Володя иногда взглядывал на девушку, но развеялись чары. Даже самые сильные чары не могли долго действовать на такой жаре. Девушка усмехалась — без прозрения или укора: она поняла, согласилась с предложенной ей развязкой сюжета. (Так думал Володя: «развязка сюжета».) Впрочем, сквозило в ее усмешке и превосходство, она усмехалась чуть-чуть свысока...
От сиреневой с блеском бобочки Семена Ефимовича исходил запах давнего, скучного, всеми забытого времени — запах старости. От шевелюры его тоже чем-то пахло, быть может, лампадным маслом. На коленях у него поместился потертый, раздутый портфель искусственной кожи, почти саквояж. С такими портфелями выезжали на дачу мужья еще в тридцатые годы.
Семен Ефимович погладил, похлопал ладонью портфель-саквояж и сказал Володе:
— Здесь ваш рассказ... Мне не очень нравится заголовок... Что-то в нем есть такое... Может быть, мы и похерим его...
— Что, заголовок похерим? — испугался Володя. — Можно его заменить.
— Да нет... Похерим рассказ.
Володин рассказ редактировал Семен Ефимович, редактор отдела прозы, гроза начинающих и вообще всяких авторов. Метод его редактуры состоял в неожиданных отвлечениях от лежащего перед ним на столе рассказа и восхождениях на Олимп. Он медленно поднимал глаза, полуприкрытые веками. Его взор выражал всю печаль и усталость долгой дороги познания. Слова звучали весомо, надтреснуто, как удары железякой по рельсе... «Бабель об этом писал... более терпко и смачно... Хемингуэй... давал диалог лапидарно... Джойса вы не читали?.. Напрасно!..»
Семен Ефимович крепко держал свой портфель-саквояж. Володя подумал, что в этом портфеле вместе с его рассказом еще едут на дачу курица, докторская колбаса и пара бутылок боржоми.
— Я помню... в тридцатые годы... — густым баритоном сказал редактор отдела прозы. Володя не услышал его. Володина голова гудела, как рельса, по которой бьют железякой. Володя оцепенел, впал в столбняк, сидел отчужденный, покуда не изменился тембр голоса первого Володиного редактора.
— Мне выходить. А вам?
Володя встрепенулся:
— И мне.
Он вымученно посмотрел на девушку. Она отвернулась.
Им оказалось с Семеном Ефимовичем по пути. Редактор отдела прозы шел медленно, мерно, учил Володю, как надо писать рассказы, откуда берутся сюжеты — на примерах тридцатых годов. Там, где по ходу речи нужна была пауза, Семен Ефимович останавливался.

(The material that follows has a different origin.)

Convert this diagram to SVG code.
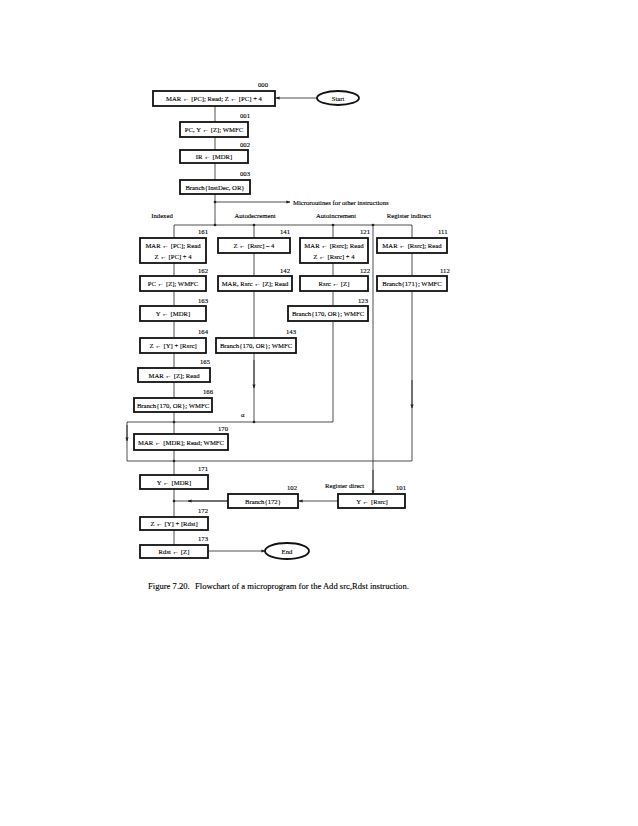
<svg xmlns="http://www.w3.org/2000/svg" width="638" height="826" viewBox="0 0 638 826">
<style>
text{font-family:"Liberation Serif",serif;font-size:6.7px;fill:#000;stroke:#000;stroke-width:0.12}
.t{text-anchor:middle}
.b{fill:#fff;stroke:#111;stroke-width:1.8}
.l{fill:none;stroke:#222;stroke-width:0.8}
.cap{font-size:8.6px}
</style>
<defs>
<marker id="a" viewBox="0 0 10 10" refX="9" refY="5" markerWidth="5" markerHeight="5" orient="auto"><path d="M0,1L10,5L0,9z" fill="#222"/></marker>
</defs>
<rect width="638" height="826" fill="#fff"/>
<g id="connectors">
<path class="l" d="M317,98H276" marker-end="url(#a)"/>
<path class="l" d="M215,106V122M215,137V150M215,163V180M215,194V225"/>
<path class="l" d="M215,202H290" marker-end="url(#a)"/>
<path class="l" d="M174,225H412"/>
<path class="l" d="M174,225V238M254,225V238M333,225V238M412,225V238"/>
<path class="l" d="M373,225V494"/>
<path class="l" d="M174,263V275M254,253V275M333,263V275M412,253V275"/>
<path class="l" d="M174,291V305M333,291V305M174,322V337M174,353V368M174,382V398M174,412V434"/>
<path class="l" d="M254,291V337M254,353V422M333,322V422M127,422H333M127,422V461H412M412,291V461"/>
<path class="l" d="M254,360V388" marker-end="url(#a)"/>
<path class="l" d="M412,380V408" marker-end="url(#a)"/>
<path class="l" d="M127,425V441" marker-end="url(#a)"/>
<path class="l" d="M174,450V475M174,489V517M174,530V545"/>
<path class="l" d="M373,470V494" marker-end="url(#a)"/>
<path class="l" d="M338,501H299" marker-end="url(#a)"/>
<path class="l" d="M228,501H174"/>
<path class="l" d="M228,501H188" marker-end="url(#a)"/>
<path class="l" d="M208,551H265" marker-end="url(#a)"/>
<g fill="#222"><circle cx="215" cy="202" r="1.3"/><circle cx="215" cy="225" r="1.3"/><circle cx="254" cy="225" r="1.3"/><circle cx="333" cy="225" r="1.3"/><circle cx="373" cy="225" r="1.3"/><circle cx="174" cy="422" r="1.3"/><circle cx="254" cy="422" r="1.3"/><circle cx="174" cy="461" r="1.3"/><circle cx="174" cy="501" r="1.3"/></g>
</g>
<g id="start"><ellipse class="b" cx="338" cy="98" rx="21" ry="7"/><text class="t" x="338" y="100.5">Start</text></g>
<g id="n000"><rect class="b" x="153" y="91" width="122" height="15"/><text class="t" x="214" y="101">MAR ← [PC]; Read; Z ← [PC] + 4</text><text x="258" y="87">000</text></g>
<g id="n001"><rect class="b" x="180" y="122" width="68" height="15"/><text class="t" x="214" y="132">PC, Y ← [Z]; WMFC</text><text x="240" y="118">001</text></g>
<g id="n002"><rect class="b" x="180" y="150" width="68" height="13"/><text class="t" x="214" y="159">IR ← [MDR]</text><text x="240" y="147">002</text></g>
<g id="n003"><rect class="b" x="180" y="180" width="70" height="14"/><text class="t" x="215" y="190">Branch{InstDec, OR}</text><text x="240" y="176">003</text></g>
<text x="293" y="204.5">Microroutines for other instructions</text>
<text class="t" x="162" y="218">Indexed</text>
<text class="t" x="255" y="218">Autodecrement</text>
<text class="t" x="336" y="218">Autoincrement</text>
<text class="t" x="409" y="218">Register indirect</text>
<g id="n161"><rect class="b" x="140" y="238" width="66" height="25"/><text class="t" x="173" y="248">MAR ← [PC]; Read</text><text class="t" x="173" y="259">Z ← [PC] + 4</text><text x="198" y="234">161</text></g>
<g id="n141"><rect class="b" x="218" y="238" width="72" height="15"/><text class="t" x="254" y="248">Z ← [Rsrc] – 4</text><text x="280" y="234">141</text></g>
<g id="n121"><rect class="b" x="300" y="238" width="68" height="25"/><text class="t" x="334" y="248">MAR ← [Rsrc]; Read</text><text class="t" x="334" y="259">Z ← [Rsrc] + 4</text><text x="360" y="234">121</text></g>
<g id="n111"><rect class="b" x="377" y="238" width="70" height="15"/><text class="t" x="412" y="248">MAR ← [Rsrc]; Read</text><text x="438" y="234">111</text></g>
<g id="n162"><rect class="b" x="140" y="276" width="66" height="15"/><text class="t" x="173" y="286">PC ← [Z]; WMFC</text><text x="198" y="273">162</text></g>
<g id="n142"><rect class="b" x="218" y="276" width="74" height="15"/><text class="t" x="255" y="286">MAR, Rsrc ← [Z]; Read</text><text x="280" y="273">142</text></g>
<g id="n122"><rect class="b" x="300" y="276" width="68" height="15"/><text class="t" x="334" y="286">Rsrc ← [Z]</text><text x="360" y="273">122</text></g>
<g id="n112"><rect class="b" x="377" y="276" width="70" height="15"/><text class="t" x="412" y="286">Branch{171}; WMFC</text><text x="440" y="273">112</text></g>
<g id="n163"><rect class="b" x="140" y="306" width="66" height="15"/><text class="t" x="173" y="316">Y ← [MDR]</text><text x="198" y="303">163</text></g>
<g id="n123"><rect class="b" x="288" y="306" width="80" height="15"/><text class="t" x="328" y="316">Branch{170, OR}; WMFC</text><text x="358" y="303">123</text></g>
<g id="n164"><rect class="b" x="140" y="338" width="66" height="15"/><text class="t" x="173" y="348">Z ← [Y] + [Rsrc]</text><text x="198" y="334">164</text></g>
<g id="n143"><rect class="b" x="216" y="338" width="80" height="15"/><text class="t" x="256" y="348">Branch{170, OR}; WMFC</text><text x="286" y="334">143</text></g>
<g id="n165"><rect class="b" x="138" y="368" width="72" height="14"/><text class="t" x="174" y="378">MAR ← [Z]; Read</text><text x="200" y="364">165</text></g>
<g id="n166"><rect class="b" x="134" y="398" width="78" height="14"/><text class="t" x="173" y="408">Branch{170, OR}; WMFC</text><text x="203" y="394">166</text></g>
<text x="241" y="417">α</text>
<g id="n170"><rect class="b" x="134" y="434" width="94" height="16"/><text class="t" x="181" y="445">MAR ← [MDR]; Read; WMFC</text><text x="218" y="431">170</text></g>
<g id="n171"><rect class="b" x="140" y="475" width="68" height="14"/><text class="t" x="174" y="485">Y ← [MDR]</text><text x="198" y="471">171</text></g>
<g id="n102"><rect class="b" x="228" y="494" width="70" height="14"/><text class="t" x="263" y="504">Branch{172}</text><text x="287" y="490">102</text></g>
<g id="n101"><rect class="b" x="338" y="494" width="67" height="14"/><text class="t" x="372" y="504">Y ← [Rsrc]</text><text x="325" y="488">Register direct</text><text x="396" y="490">101</text></g>
<g id="n172"><rect class="b" x="140" y="517" width="68" height="13"/><text class="t" x="174" y="526">Z ← [Y] + [Rdst]</text><text x="198" y="513">172</text></g>
<g id="n173"><rect class="b" x="140" y="545" width="68" height="13"/><text class="t" x="174" y="554">Rdst ← [Z]</text><text x="198" y="541">173</text></g>
<g id="end"><ellipse class="b" cx="287" cy="551" rx="22" ry="8"/><text class="t" x="287" y="553.5">End</text></g>
<text class="cap" x="148" y="589">Figure 7.20.</text><text class="cap" x="195" y="589">Flowchart of a microprogram for the Add src,Rdst instruction.</text>
</svg>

И Володя тоже останавливался...
Прошло много лет. Володин рассказ, отредактированный Семеном Ефимовичем, давно напечатан. Заголовок рассказа, как требовал строгий редактор, заменен. Семен Ефимович умер. Владимир Сергеевич (многие и сейчас называют его Володей) стал редактором, сидит за тем же столом, за которым сидел его первый редактор.
И что же? Гуляя в парке после работы, Владимир Сергеевич вспоминает, какие сюжеты ему предлагала жизнь и какие могли быть развязки. Ему нравится думать о том, докуда бы он доехал тогда в электричке, если бы не его первый редактор. Что ждало его на конечной платформе?..
На ум приходят английские парадоксы: «Чтобы пудинг познать, его надобно скушать». Это, кажется, Бернард Шоу. «Чтобы преодолеть соблазн, ему надо поддаться». Это вроде Оскар Уайльд.
Перепробовав в воображении те и другие развязки, Владимир Сергеевич все же приходит к выводу, что сюжет развязался разумно (он — сторонник разумных развязок и поворотов в сюжетах. К тому же склоняет и авторов, приносящих ему рассказы). «Если бы проглотить весь пудинг разом, — рассуждает вполголоса, сам с собою Владимир Сергеевич, — то что бы осталось мне впрок?
...И каково бы было моей семье, если бы я не приехал в тот вечер на дачу?»